Folksam found that such discussions also encouraged many employees who had been on long-term sick leave to return to work at least part-time.
The company provides each employee with a health profile and guidance regarding diet and exercise – all on a voluntary basis. And line managers are being trained to watch for early warning signs of sickness absenteeism patterns or stress.
“By having an early interview, the manager can determine the real problem, and see what opportunities need to be sorted out, instead of the solution being a sick-note for the staff member,” says Rennerstam.
Even Swedish contact centres are launching their own good-health campaigns for body and spirit. When Excellent SNT pays for team outings as a reward for a job well done, alcohol is not part of the equation. Family events are sponsored by the company, and like many other companies, Excellent also subsidises membership of gyms or other health-related activities.
In the workplace, Excellent has introduced health promotion measures such as hydraulic desks that allow workers to stand up to work during their shifts.

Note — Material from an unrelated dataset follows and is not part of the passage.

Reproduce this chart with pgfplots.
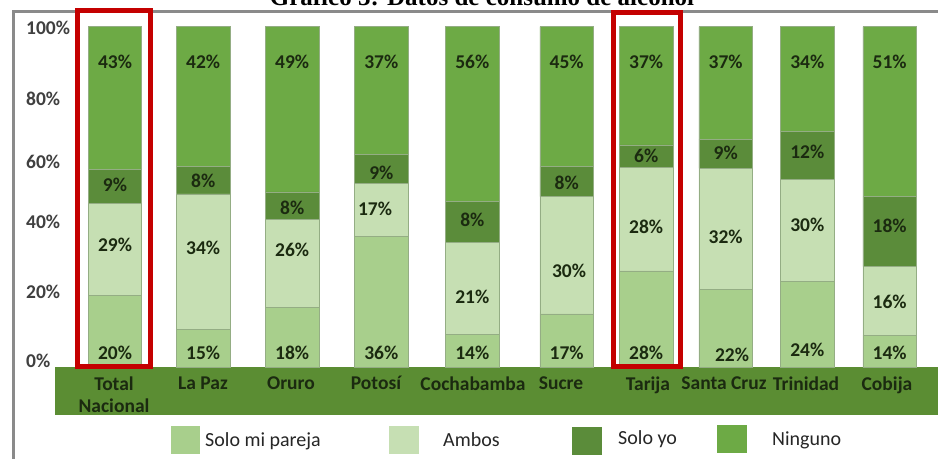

“You are bound to your place during work,” says managing director Johan Johansson says. “That’s why we are so keen on getting them to exercise. You have to do more than just change positions.”
However, much of the sickness-related absence problem involves mental stress – a factor which has been rising in the past five to seven years, says Stefan Melander, of Sweden’s Salaried Employees Union (HTF), which represents workers in the private sector. Employers’ continual cost-cutting drives are a major contributor, he claims.

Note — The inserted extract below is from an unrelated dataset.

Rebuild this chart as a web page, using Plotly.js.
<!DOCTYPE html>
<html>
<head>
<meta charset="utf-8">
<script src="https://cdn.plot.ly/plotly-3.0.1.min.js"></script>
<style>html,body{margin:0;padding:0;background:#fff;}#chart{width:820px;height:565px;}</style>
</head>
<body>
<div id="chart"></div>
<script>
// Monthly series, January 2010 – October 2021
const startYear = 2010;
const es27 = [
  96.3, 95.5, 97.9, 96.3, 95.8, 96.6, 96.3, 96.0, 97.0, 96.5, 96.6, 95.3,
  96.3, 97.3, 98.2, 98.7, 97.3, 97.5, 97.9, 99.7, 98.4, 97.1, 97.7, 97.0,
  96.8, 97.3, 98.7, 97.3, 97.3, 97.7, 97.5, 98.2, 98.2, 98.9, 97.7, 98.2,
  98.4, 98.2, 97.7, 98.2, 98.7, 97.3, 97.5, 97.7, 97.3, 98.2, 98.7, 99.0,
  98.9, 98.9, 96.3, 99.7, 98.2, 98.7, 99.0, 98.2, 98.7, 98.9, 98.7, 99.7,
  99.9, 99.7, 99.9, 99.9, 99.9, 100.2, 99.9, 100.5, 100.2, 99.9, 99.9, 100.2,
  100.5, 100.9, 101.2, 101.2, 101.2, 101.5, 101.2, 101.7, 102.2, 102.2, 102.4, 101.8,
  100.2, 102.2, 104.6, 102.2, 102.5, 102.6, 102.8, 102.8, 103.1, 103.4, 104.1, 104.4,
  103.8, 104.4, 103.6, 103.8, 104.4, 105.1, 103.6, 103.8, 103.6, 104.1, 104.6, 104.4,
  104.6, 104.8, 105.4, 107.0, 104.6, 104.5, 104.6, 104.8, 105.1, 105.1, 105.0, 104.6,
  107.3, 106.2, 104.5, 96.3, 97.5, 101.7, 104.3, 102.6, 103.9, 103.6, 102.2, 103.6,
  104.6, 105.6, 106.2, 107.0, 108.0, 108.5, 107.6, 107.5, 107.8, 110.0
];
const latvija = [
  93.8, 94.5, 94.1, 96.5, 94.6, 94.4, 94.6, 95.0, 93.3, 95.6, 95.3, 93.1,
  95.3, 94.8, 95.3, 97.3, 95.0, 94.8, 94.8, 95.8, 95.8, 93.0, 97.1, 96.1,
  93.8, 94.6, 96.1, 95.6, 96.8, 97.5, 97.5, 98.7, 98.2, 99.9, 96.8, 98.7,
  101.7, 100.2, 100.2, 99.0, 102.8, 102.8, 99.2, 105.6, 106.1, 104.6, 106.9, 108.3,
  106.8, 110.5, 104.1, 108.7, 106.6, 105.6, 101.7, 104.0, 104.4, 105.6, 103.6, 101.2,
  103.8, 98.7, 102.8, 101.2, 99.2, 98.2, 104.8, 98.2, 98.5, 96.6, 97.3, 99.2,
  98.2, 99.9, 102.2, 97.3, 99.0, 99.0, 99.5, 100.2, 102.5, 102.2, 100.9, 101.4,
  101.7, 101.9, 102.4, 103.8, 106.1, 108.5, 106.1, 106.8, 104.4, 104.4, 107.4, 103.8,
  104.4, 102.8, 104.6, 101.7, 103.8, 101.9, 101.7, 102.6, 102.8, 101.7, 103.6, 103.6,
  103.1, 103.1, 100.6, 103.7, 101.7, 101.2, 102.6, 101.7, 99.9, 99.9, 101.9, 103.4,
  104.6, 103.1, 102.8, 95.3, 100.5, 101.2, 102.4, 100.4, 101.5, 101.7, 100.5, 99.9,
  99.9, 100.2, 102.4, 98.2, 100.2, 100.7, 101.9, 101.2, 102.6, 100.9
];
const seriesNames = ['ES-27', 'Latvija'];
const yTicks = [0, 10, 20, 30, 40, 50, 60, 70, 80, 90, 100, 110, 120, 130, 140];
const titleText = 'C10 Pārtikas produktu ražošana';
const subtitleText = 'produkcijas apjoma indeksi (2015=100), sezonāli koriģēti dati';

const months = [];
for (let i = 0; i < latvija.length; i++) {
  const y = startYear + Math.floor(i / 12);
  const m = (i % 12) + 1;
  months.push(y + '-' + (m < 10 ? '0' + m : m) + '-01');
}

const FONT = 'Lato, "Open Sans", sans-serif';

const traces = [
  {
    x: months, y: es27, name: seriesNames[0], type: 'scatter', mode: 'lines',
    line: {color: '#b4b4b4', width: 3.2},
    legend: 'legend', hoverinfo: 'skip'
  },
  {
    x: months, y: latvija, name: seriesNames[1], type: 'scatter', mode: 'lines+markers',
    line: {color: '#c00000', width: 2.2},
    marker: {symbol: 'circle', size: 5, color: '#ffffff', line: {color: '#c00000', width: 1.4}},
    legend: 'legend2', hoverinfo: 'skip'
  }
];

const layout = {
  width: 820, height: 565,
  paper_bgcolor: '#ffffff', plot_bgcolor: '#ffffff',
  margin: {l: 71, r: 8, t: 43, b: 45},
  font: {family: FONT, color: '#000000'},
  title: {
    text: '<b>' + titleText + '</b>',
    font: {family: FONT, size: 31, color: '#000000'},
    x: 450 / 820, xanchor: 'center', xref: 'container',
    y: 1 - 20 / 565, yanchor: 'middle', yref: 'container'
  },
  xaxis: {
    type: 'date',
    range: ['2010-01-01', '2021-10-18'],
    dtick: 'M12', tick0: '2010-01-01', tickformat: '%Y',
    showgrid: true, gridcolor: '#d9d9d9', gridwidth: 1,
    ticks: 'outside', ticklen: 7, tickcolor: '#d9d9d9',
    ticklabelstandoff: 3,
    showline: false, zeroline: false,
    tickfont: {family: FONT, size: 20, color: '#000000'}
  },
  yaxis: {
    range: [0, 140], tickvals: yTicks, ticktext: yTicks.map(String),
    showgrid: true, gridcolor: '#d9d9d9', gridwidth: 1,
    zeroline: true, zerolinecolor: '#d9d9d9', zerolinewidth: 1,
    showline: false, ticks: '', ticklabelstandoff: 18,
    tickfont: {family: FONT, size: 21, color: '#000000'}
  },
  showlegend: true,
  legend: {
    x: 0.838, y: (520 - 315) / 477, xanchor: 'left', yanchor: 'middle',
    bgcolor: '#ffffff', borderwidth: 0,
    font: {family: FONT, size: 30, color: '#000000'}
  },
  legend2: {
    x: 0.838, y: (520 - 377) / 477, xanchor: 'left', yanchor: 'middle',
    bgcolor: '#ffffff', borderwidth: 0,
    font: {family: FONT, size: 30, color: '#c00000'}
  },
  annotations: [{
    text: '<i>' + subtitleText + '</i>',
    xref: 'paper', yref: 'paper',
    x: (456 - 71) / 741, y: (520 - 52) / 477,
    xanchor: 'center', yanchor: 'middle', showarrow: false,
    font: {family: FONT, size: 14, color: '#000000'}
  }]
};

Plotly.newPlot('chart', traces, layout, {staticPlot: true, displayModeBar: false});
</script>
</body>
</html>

While Melander agrees that such benefits as subsidised gym memberships are worthy steps to improve workers’ health, he also says that some of that focus needs to be redirected. “The problem is, when they focus on individual behaviours, they forget about the work environment. You have to change how organisations work,” he says.
Ultimately, Gronlund believes that solutions to long-term illness and stress-related absences must be developed through a Swedish version of joined-up government – co-operation between labour market officials, authorities overseeing the sickness insurance programmes and the state employment offices.

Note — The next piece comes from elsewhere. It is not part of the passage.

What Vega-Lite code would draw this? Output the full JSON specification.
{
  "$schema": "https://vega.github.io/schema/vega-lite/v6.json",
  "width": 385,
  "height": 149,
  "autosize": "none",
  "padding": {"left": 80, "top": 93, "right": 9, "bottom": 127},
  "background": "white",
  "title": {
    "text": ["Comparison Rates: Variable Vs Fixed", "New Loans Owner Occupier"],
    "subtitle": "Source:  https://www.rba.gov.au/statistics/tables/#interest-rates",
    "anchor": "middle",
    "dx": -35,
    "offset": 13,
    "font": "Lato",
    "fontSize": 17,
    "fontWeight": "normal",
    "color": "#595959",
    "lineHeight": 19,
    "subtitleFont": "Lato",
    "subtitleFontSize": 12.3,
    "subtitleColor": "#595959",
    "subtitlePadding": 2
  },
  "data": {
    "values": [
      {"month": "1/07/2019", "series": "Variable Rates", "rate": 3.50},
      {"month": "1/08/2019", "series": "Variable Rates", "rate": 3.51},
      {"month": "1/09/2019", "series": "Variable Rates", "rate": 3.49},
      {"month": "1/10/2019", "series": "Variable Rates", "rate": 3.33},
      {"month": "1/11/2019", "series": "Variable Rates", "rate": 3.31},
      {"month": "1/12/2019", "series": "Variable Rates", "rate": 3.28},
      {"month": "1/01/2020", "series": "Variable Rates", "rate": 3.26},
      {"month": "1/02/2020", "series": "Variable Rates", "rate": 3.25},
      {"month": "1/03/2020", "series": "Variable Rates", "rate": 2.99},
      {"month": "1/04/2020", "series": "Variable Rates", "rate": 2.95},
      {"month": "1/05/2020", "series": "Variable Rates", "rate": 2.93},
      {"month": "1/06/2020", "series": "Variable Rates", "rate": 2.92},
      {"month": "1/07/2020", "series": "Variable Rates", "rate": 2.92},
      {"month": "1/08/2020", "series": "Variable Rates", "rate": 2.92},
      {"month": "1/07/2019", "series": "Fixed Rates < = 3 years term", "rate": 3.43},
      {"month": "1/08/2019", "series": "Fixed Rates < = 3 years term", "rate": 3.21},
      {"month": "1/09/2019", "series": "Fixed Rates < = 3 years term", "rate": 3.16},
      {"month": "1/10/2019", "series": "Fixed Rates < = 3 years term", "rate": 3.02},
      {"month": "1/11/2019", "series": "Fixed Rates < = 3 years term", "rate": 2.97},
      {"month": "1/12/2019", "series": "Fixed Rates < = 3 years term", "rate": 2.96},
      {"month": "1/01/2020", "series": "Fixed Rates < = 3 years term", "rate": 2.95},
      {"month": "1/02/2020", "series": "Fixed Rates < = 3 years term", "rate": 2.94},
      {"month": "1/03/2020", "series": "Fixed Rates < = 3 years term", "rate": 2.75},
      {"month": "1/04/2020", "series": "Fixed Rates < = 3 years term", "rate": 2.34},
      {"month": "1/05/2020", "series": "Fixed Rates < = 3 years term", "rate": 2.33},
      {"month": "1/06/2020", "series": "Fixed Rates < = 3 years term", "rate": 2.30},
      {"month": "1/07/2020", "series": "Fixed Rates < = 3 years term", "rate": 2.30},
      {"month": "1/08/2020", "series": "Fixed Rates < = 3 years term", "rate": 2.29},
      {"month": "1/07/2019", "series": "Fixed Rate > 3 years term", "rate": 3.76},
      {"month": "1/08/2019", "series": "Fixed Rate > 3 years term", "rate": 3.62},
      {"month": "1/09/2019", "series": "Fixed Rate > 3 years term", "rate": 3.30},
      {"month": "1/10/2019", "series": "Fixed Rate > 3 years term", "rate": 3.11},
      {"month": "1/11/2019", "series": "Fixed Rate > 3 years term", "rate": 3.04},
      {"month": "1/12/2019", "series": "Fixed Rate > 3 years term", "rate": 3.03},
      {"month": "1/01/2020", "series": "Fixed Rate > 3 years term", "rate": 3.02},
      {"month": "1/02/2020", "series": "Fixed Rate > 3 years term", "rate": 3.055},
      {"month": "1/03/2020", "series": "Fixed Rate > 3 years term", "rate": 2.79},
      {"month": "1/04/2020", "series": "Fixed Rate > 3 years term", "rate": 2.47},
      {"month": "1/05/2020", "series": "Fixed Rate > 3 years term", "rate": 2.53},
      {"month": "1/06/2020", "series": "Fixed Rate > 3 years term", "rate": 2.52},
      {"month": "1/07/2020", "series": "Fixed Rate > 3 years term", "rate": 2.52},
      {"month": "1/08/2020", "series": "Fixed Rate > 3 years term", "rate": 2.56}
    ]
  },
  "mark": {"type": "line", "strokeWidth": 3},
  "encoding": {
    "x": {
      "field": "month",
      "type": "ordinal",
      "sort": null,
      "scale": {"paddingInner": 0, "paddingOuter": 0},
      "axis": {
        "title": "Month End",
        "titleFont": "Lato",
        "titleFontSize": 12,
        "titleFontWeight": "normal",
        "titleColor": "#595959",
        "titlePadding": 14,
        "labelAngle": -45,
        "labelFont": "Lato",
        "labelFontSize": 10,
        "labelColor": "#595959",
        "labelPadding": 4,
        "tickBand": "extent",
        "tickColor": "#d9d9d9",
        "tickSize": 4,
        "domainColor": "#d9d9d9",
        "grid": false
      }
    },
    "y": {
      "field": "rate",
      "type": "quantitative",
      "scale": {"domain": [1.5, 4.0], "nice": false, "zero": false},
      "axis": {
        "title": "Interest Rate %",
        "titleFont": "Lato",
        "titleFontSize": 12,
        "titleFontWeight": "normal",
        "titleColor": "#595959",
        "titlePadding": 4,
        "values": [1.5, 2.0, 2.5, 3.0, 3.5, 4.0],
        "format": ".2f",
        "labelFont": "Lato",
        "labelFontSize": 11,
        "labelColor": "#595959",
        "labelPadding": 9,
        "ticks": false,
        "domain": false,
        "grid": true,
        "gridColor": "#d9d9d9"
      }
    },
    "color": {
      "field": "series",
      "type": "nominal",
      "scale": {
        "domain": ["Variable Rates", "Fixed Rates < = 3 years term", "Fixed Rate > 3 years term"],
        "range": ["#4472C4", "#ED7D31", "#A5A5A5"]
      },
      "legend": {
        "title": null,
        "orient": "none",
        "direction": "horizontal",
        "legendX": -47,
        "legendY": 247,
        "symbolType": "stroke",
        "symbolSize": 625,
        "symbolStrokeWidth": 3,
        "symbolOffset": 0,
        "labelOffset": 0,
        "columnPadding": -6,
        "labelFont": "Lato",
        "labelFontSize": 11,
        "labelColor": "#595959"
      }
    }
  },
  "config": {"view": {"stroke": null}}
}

“Today, we see too many barriers between these authorities,” he says.
A healthier working life
The goal: Halving sickness-related absence from work from 2002 to 2008.
- From 1 January 2005, employers are being called on to help the state finance employees’ sickness allowance costs in the following ways:
- Employers will pay, via a special sickness insurance contribution, 15 per cent of the sickness allowance paid to their employees
- The period of sick pay (from the employer) will be reduced from 21 to 14 days
- The employer will be encouraged to take active measures to reduce sickness absence. Therefore, the employer co-financing will not apply if the employee receives preventive sickness allowance, participates in rehabilitation that qualifies for rehabilitation compensation, or returns to work to a certain extent
Obliged to report sickness
As of July 2003, employers are required by Swedish accounting law to report sickness absence. That means that sickness absence data must be included in the annual report and that the reporting must be comparable for private companies, municipalities, county councils and government authorities.